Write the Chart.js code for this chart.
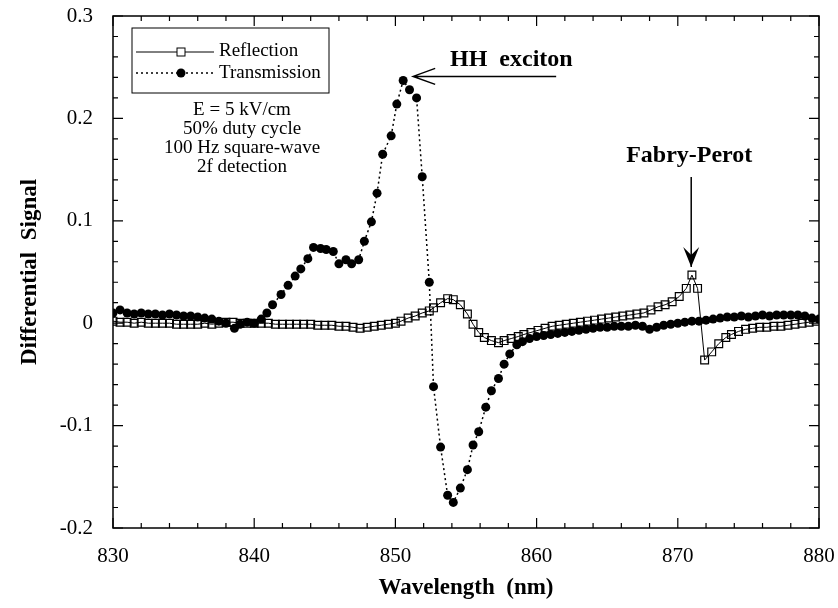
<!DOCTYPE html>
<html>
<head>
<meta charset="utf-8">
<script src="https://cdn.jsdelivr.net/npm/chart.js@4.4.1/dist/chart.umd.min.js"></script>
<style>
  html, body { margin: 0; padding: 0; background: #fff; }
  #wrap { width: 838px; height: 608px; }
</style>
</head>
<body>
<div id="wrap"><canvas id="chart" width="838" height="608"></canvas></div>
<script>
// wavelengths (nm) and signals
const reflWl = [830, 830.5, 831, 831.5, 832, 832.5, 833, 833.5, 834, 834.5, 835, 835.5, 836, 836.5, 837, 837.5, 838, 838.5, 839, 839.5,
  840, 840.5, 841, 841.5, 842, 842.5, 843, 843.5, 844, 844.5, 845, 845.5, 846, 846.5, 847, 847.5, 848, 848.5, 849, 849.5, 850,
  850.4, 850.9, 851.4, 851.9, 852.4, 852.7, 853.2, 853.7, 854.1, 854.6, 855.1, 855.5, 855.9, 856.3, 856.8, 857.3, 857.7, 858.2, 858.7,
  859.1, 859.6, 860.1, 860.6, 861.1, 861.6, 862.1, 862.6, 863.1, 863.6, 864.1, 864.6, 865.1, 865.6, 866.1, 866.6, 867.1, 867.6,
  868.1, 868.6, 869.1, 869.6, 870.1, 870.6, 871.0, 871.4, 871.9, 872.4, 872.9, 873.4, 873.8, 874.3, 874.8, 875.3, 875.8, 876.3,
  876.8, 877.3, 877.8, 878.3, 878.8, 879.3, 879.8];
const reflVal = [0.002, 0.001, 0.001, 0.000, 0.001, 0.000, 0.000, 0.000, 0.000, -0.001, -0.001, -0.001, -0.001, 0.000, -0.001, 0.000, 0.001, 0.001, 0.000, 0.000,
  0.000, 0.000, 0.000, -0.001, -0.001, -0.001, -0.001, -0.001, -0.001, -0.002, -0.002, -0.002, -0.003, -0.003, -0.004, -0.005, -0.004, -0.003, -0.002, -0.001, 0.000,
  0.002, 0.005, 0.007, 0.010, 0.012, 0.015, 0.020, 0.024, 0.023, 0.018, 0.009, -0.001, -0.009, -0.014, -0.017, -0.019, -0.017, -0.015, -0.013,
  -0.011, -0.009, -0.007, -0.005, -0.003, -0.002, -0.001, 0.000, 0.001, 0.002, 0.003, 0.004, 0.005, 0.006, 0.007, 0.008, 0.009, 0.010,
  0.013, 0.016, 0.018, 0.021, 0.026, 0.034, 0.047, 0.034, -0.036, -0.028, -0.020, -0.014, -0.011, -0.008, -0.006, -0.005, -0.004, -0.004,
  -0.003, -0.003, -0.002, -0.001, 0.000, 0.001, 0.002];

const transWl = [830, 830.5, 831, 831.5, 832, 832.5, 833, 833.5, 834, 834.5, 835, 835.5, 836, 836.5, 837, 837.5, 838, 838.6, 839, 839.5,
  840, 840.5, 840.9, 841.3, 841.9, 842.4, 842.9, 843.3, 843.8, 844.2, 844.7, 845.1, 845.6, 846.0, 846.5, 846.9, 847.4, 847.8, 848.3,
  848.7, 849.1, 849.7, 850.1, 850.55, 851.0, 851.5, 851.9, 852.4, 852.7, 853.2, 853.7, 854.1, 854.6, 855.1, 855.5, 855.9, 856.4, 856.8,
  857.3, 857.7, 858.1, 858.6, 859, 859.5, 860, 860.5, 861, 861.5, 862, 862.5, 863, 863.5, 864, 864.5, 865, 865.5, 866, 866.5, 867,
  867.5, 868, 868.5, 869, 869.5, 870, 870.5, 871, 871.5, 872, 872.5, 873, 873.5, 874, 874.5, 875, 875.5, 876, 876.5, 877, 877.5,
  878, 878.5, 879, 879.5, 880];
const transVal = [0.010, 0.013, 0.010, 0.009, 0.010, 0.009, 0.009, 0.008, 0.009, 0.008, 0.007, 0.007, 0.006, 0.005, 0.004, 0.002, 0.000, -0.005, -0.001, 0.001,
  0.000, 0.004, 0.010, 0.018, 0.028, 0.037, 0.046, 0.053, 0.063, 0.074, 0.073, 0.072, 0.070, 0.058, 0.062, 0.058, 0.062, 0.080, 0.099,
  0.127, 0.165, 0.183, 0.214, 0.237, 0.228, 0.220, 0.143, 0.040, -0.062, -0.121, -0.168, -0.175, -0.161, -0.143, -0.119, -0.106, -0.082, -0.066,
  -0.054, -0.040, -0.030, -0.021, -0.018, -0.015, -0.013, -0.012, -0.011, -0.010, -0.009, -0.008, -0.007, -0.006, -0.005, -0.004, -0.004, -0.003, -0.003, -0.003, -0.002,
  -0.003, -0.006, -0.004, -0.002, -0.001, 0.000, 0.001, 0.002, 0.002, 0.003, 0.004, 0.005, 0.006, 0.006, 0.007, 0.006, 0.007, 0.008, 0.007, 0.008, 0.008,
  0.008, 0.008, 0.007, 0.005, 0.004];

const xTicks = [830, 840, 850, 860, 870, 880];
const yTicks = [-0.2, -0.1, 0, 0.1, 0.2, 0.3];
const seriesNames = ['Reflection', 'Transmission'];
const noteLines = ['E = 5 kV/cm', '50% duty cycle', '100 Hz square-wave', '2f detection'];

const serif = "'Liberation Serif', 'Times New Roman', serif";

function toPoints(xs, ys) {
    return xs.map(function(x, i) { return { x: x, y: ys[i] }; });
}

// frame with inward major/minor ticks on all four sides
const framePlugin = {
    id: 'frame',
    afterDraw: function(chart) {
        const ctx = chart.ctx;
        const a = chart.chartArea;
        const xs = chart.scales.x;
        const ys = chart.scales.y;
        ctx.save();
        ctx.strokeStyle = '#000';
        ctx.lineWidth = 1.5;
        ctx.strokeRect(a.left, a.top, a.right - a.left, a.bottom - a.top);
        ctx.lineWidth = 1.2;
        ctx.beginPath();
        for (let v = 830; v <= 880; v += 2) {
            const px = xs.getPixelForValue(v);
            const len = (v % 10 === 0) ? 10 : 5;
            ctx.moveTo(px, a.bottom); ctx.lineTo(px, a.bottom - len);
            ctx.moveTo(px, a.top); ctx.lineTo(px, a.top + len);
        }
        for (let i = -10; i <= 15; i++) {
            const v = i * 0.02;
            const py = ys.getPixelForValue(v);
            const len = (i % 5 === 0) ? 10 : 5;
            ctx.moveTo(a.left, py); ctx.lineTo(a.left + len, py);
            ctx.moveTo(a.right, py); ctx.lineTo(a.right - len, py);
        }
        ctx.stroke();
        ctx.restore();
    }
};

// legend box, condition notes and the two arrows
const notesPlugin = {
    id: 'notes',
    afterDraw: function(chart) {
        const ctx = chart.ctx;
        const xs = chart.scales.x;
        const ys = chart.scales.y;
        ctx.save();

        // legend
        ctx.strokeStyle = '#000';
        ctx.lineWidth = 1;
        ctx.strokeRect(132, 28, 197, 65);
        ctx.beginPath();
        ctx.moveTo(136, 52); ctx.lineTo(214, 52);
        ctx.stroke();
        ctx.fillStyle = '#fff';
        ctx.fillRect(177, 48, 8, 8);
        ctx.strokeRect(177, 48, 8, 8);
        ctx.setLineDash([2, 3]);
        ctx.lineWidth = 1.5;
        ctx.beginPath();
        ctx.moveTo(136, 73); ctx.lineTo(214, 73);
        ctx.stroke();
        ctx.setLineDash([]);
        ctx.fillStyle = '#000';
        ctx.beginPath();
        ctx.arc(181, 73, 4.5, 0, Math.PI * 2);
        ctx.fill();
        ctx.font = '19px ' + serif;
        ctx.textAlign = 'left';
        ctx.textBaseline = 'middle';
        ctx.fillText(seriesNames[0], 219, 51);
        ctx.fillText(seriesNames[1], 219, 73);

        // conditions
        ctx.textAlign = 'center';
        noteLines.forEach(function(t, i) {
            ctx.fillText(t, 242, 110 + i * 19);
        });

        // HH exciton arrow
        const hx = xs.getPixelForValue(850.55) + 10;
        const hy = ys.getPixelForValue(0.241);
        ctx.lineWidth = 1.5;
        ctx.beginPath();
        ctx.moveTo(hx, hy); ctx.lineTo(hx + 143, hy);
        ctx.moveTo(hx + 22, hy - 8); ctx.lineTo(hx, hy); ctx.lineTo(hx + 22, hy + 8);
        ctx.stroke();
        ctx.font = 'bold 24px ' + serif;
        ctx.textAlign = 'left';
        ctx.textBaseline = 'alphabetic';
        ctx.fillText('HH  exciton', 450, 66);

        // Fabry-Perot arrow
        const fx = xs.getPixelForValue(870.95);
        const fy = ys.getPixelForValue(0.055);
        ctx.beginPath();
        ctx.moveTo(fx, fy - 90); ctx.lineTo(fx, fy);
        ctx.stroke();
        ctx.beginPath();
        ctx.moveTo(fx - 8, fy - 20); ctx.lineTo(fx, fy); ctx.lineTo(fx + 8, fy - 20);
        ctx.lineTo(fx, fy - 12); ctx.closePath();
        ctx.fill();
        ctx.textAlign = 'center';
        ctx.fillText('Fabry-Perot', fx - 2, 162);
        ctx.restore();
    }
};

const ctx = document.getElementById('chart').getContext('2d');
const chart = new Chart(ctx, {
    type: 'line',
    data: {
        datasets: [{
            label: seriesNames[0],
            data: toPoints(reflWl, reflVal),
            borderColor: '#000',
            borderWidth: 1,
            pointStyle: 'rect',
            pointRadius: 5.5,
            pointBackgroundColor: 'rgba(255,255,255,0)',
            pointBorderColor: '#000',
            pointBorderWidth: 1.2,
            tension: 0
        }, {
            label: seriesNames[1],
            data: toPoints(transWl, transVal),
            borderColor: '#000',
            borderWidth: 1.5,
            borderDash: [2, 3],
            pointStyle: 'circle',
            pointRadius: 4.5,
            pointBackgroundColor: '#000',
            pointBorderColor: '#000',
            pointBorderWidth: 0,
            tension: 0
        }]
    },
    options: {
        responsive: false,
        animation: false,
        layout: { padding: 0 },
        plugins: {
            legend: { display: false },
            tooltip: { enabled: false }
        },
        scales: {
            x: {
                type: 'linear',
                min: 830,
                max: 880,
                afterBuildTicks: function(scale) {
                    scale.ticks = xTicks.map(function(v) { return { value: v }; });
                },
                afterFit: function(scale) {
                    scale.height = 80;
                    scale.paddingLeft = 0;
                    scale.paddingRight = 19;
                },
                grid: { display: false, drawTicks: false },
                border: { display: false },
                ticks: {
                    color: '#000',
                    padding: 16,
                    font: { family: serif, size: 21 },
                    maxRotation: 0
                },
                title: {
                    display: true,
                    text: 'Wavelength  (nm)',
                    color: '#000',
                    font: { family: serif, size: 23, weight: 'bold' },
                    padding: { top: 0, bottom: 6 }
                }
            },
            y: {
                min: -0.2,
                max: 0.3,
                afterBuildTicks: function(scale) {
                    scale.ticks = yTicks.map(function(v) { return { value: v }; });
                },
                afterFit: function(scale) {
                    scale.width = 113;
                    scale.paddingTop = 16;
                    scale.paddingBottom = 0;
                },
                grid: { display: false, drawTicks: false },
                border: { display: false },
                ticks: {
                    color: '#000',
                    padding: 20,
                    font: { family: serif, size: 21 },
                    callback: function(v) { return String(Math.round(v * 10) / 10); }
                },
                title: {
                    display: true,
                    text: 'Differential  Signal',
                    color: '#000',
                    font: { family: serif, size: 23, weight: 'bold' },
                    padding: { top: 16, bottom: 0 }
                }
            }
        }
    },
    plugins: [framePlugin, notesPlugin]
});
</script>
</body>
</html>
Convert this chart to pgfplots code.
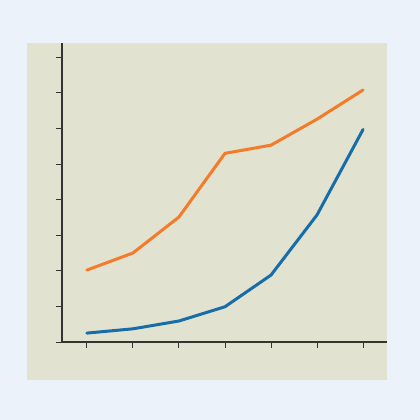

§ **Problem details**
Return only the lines running from the start of the entries above to the line that contains "-0.003, -0.003, -0.002, -0.001, 0.000, 0.001, 0.002];", inclusive, and omit every picture.

§ **Solution to the problem**
Write the Chart.js code for this chart.
<!DOCTYPE html>
<html>
<head>
<meta charset="utf-8">
<script src="https://cdn.jsdelivr.net/npm/chart.js@4.4.1/dist/chart.umd.min.js"></script>
<style>
  html, body { margin: 0; padding: 0; background: #fff; }
  #wrap { width: 838px; height: 608px; }
</style>
</head>
<body>
<div id="wrap"><canvas id="chart" width="838" height="608"></canvas></div>
<script>
// wavelengths (nm) and signals
const reflWl = [830, 830.5, 831, 831.5, 832, 832.5, 833, 833.5, 834, 834.5, 835, 835.5, 836, 836.5, 837, 837.5, 838, 838.5, 839, 839.5,
  840, 840.5, 841, 841.5, 842, 842.5, 843, 843.5, 844, 844.5, 845, 845.5, 846, 846.5, 847, 847.5, 848, 848.5, 849, 849.5, 850,
  850.4, 850.9, 851.4, 851.9, 852.4, 852.7, 853.2, 853.7, 854.1, 854.6, 855.1, 855.5, 855.9, 856.3, 856.8, 857.3, 857.7, 858.2, 858.7,
  859.1, 859.6, 860.1, 860.6, 861.1, 861.6, 862.1, 862.6, 863.1, 863.6, 864.1, 864.6, 865.1, 865.6, 866.1, 866.6, 867.1, 867.6,
  868.1, 868.6, 869.1, 869.6, 870.1, 870.6, 871.0, 871.4, 871.9, 872.4, 872.9, 873.4, 873.8, 874.3, 874.8, 875.3, 875.8, 876.3,
  876.8, 877.3, 877.8, 878.3, 878.8, 879.3, 879.8];
const reflVal = [0.002, 0.001, 0.001, 0.000, 0.001, 0.000, 0.000, 0.000, 0.000, -0.001, -0.001, -0.001, -0.001, 0.000, -0.001, 0.000, 0.001, 0.001, 0.000, 0.000,
  0.000, 0.000, 0.000, -0.001, -0.001, -0.001, -0.001, -0.001, -0.001, -0.002, -0.002, -0.002, -0.003, -0.003, -0.004, -0.005, -0.004, -0.003, -0.002, -0.001, 0.000,
  0.002, 0.005, 0.007, 0.010, 0.012, 0.015, 0.020, 0.024, 0.023, 0.018, 0.009, -0.001, -0.009, -0.014, -0.017, -0.019, -0.017, -0.015, -0.013,
  -0.011, -0.009, -0.007, -0.005, -0.003, -0.002, -0.001, 0.000, 0.001, 0.002, 0.003, 0.004, 0.005, 0.006, 0.007, 0.008, 0.009, 0.010,
  0.013, 0.016, 0.018, 0.021, 0.026, 0.034, 0.047, 0.034, -0.036, -0.028, -0.020, -0.014, -0.011, -0.008, -0.006, -0.005, -0.004, -0.004,
  -0.003, -0.003, -0.002, -0.001, 0.000, 0.001, 0.002];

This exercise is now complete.